On our first full day in Budapest we went on a free walking tour to get a feel for everything.
We enjoyed the architecture and we walked from Pest across the chain bridge to Buda.
The Hungarians call the river Duna in their language, Magyar.
Overlooking the famous chain bridge and the river is hilly Buda. Atop Buda Castle Hill is the castle, St. Matthias church, and more. Perching at the forefront is the turul, a mythical Magyar/Hungarian bird of pray.
Modern-day Hungary was populated by Germanic and/or Celtic peoples. The Romans conquered and invaded, leaving behind ruins of bath houses. Attila the Hun swept through, all the way from Mongolia. Various Germanic and Slavic tribes conquered and intermingled afterward, and it wasn’t until the Magyars showed up from the Ural mountains around 830 that the land had is present-day dwellers. The Hungarians (called Magyar in their own language) are possibly Finno-Ugric, possibly Kazakh, possibly Turkic in origin. Whatever they are, it wasn’t Slav, Germanic, or Bulgar. That much we know.

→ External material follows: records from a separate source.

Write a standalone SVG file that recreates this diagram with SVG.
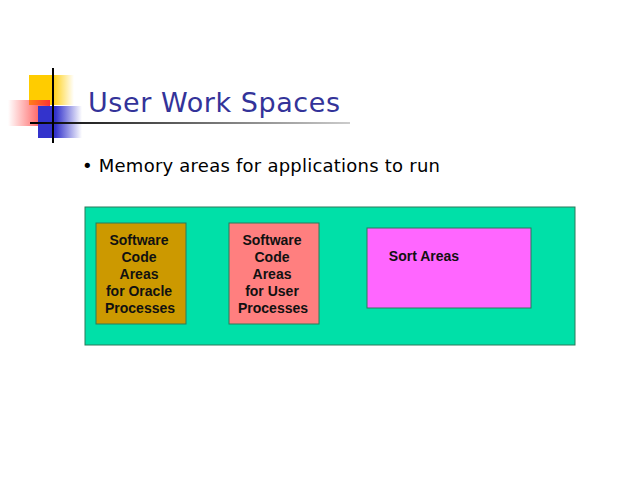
<svg xmlns="http://www.w3.org/2000/svg" width="638" height="478" viewBox="0 0 638 478">
<defs>
<linearGradient id="yl" x1="0" x2="1"><stop offset="0.5" stop-color="#ffcc00"/><stop offset="1" stop-color="#ffcc00" stop-opacity="0"/></linearGradient>
<linearGradient id="rd" x1="0" x2="1"><stop offset="0" stop-color="#ff3333" stop-opacity="0"/><stop offset="1" stop-color="#ff3333"/></linearGradient>
<linearGradient id="bl" x1="0" x2="1"><stop offset="0.4" stop-color="#3333cc"/><stop offset="1" stop-color="#3333cc" stop-opacity="0"/></linearGradient>
<linearGradient id="ln" x1="0" x2="1"><stop offset="0" stop-color="#000"/><stop offset="0.5" stop-color="#666"/><stop offset="1" stop-color="#ccc"/></linearGradient>
<style>
.b{stroke:#2a7a5a;stroke-width:1}
.t{font-family:"Liberation Sans",Arial,sans-serif;font-weight:bold;font-size:14px;fill:#111;text-anchor:middle}
</style>
</defs>
<g id="logo">
<rect x="29" y="75" width="45" height="30" fill="url(#yl)"/>
<rect x="8" y="100" width="42" height="26" fill="url(#rd)"/>
<rect x="38" y="106" width="44" height="32" fill="url(#bl)"/>
<rect x="30" y="122" width="320" height="2" fill="url(#ln)"/>
<rect x="52" y="68" width="2" height="75" fill="#000"/>
</g>
<text x="88" y="112" font-family="'DejaVu Sans',Verdana,sans-serif" font-size="27" fill="#333399" textLength="252">User Work Spaces</text>
<text x="82" y="172" font-family="'DejaVu Sans',Verdana,sans-serif" font-size="18" fill="#000" textLength="358">• Memory areas for applications to run</text>
<g id="outer"><rect class="b" x="85" y="207" width="490" height="138" fill="#00e0a8"/></g>
<g id="oracle"><rect class="b" x="96" y="223" width="90" height="101" fill="#cc9900"/>
<text class="t"><tspan x="139" y="245">Software</tspan><tspan x="139" y="262">Code</tspan><tspan x="139" y="279">Areas</tspan><tspan x="139" y="296">for Oracle</tspan><tspan x="140" y="313">Processes</tspan></text></g>
<g id="user"><rect class="b" x="229" y="223" width="90" height="101" fill="#ff7f7f"/>
<text class="t"><tspan x="272" y="245">Software</tspan><tspan x="272" y="262">Code</tspan><tspan x="272" y="279">Areas</tspan><tspan x="272" y="296">for User</tspan><tspan x="273" y="313">Processes</tspan></text></g>
<g id="sort"><rect class="b" x="367" y="228" width="164" height="80" fill="#ff66ff"/>
<text class="t" x="424" y="261">Sort Areas</text></g>
</svg>
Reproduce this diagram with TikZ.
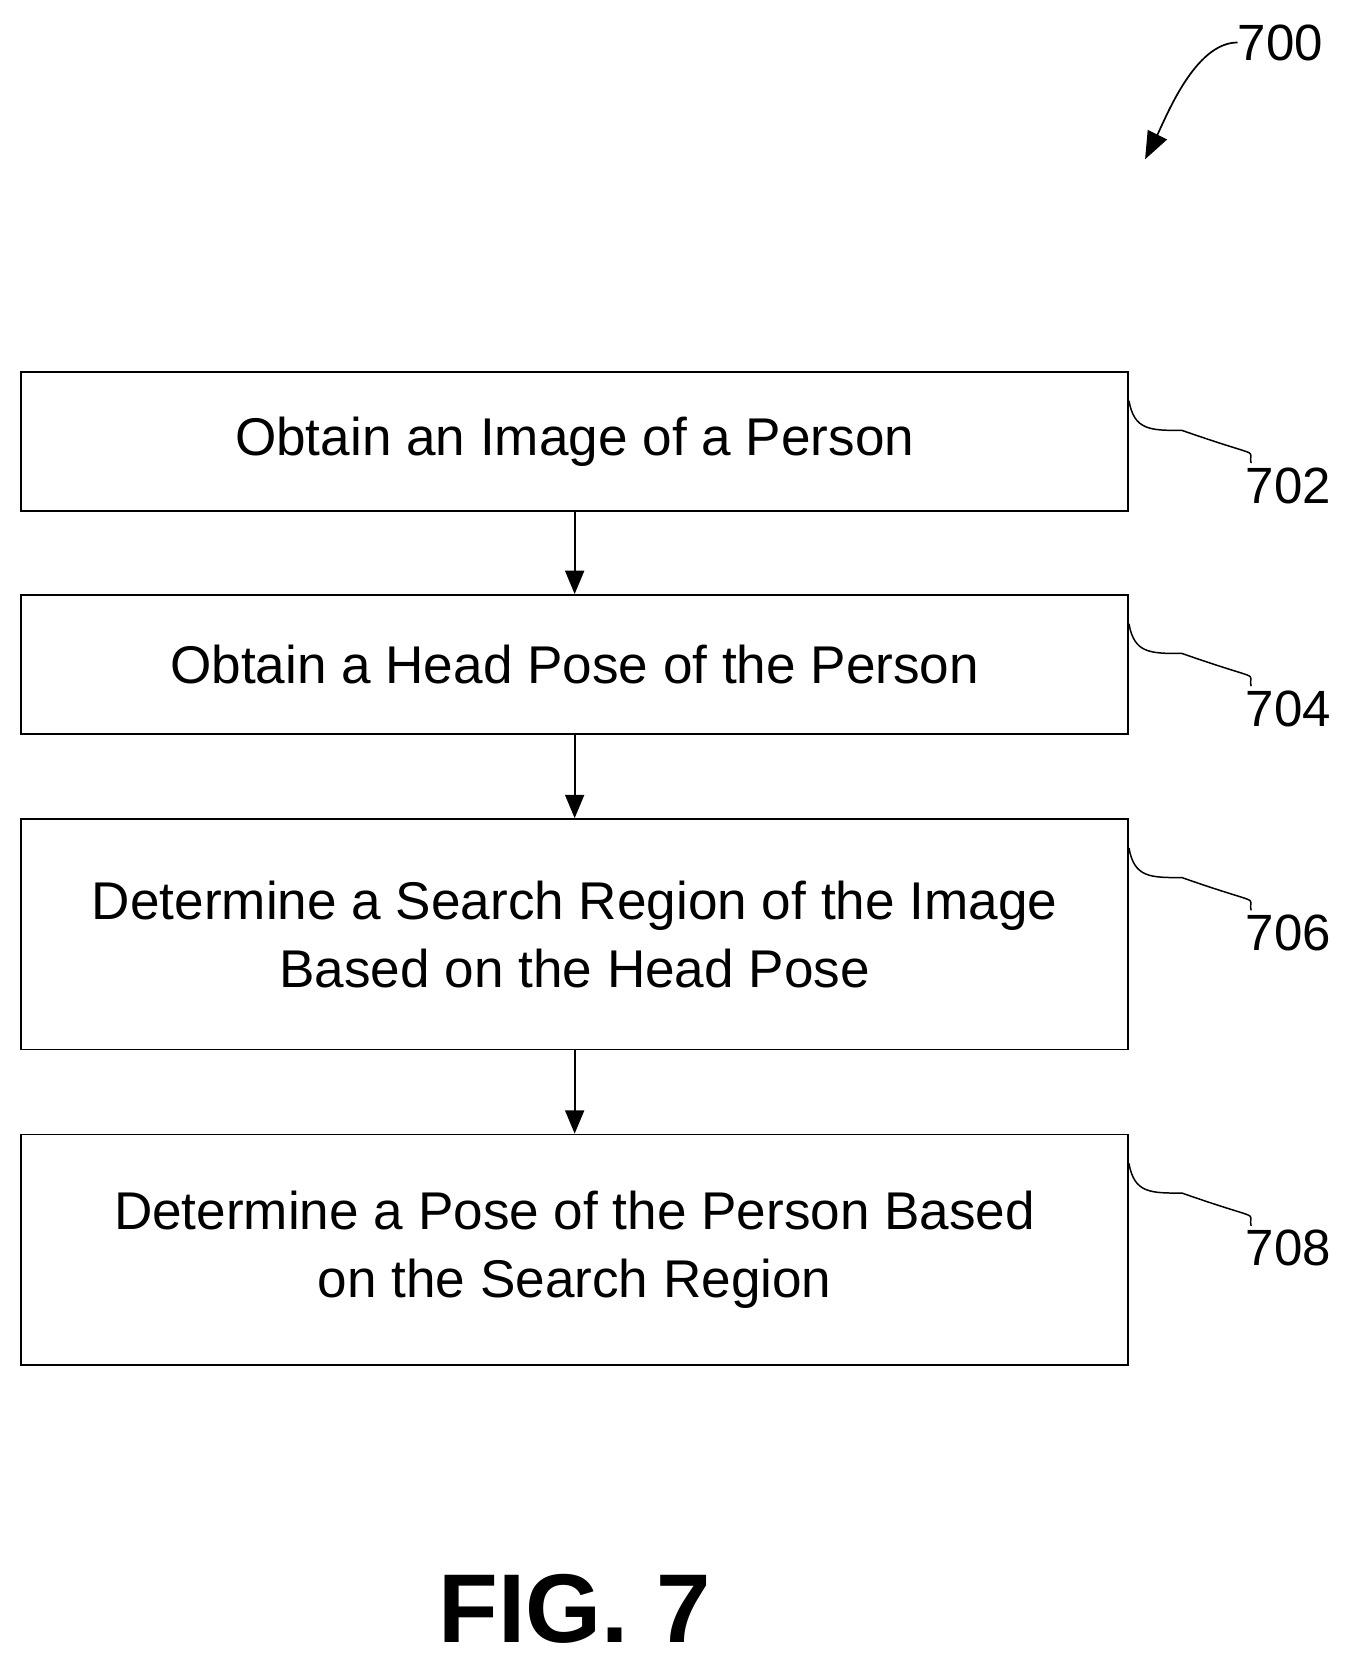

Anyway, the Magyar traditional story is that the turul once swooped down and picked up their tribal leader’s sword and flew away with it. The Hungarians gave chase, all the way from Asia into Europe. The turul dropped the sword on the Hungarian plains, and that is why the Magyars decided to stay there.
This church, named after St. Matthias, was originally founded by St. King Stephen sometime around 1030. Destroyed by the Mongol/Tatar invasion of 1241, it was rebuilt several times over the next few hundred years. It was only named after King Matthias in the 19th century. Matthias was one of the last great Hungarian kings, ruling in the 14th century.
Near the church is a famous statue of King Stephen. Just behind the statue and the church is the Fishermen’s Bastion, so named because the fisherman guild probably defended this part of the city wall.
Almost directly opposite the Duna (or Danube) is the Hungarian parliament building. It is exactly the same height as St. Stephen’s Basilica, to show that neither church nor state controls the other, but that they live in harmony together. During the Soviet occupation they built a 4-meter star and put it atop the parliament spire, just to prove a point. It’s gone now, as soon as the Iron Curtain fell, it was taken off their building forever.
Our last stop of the day was Hospital in the Rock. We weren’t allowed to take photos, but we enjoyed the museum. Cave systems abound underneath the hills of Buda, and there’s an extensive system beneath Castle Hill. Although caves had been used in prehistoric and even medieval times, by modern times no one knew much about it. The caves were mapped in the 1930s, and an emergency hospital was prepared in the caves for WWII. Designed for civilians with a 60-person occupancy, by the Siege of Budapest in December 1944 the hospital was grossly over-taxed with Hungarian and Nazi soldiers as well as civilians. The Arrow Cross, Hungary’s fascist, Nazi-collaborating government, continued to support the hospital until the Soviets took the city. The Soviets kept the hospital running, more or less, classifying it as Top Secret and adding a nuclear bunker (which probably wouldn’t have worked–they only stored enough supplies for 3 weeks of a nuclear fallout). On October 31, 1956, when student protests erupted into a full-blown Uprising. The hospital reopened, taking wounded revolutionaries and civilians alike. The USSR brought a hammer down on the revolution, killing as many as 30,000 people, even dragging dead bodies behind tanks in the streets to make a point.
It was a really interesting way to learn about Hungary’s modern history, and even though I hate mannequins (and the place was full of them), I had a good time tromping through the tunnels and looking at WWII medical equipment and Cold War-era machinery and communications. By then, the sun had set (Even though it was just 4 pm) so we bundled up in our coats and hats and decided to see the rest of Budapest the following day.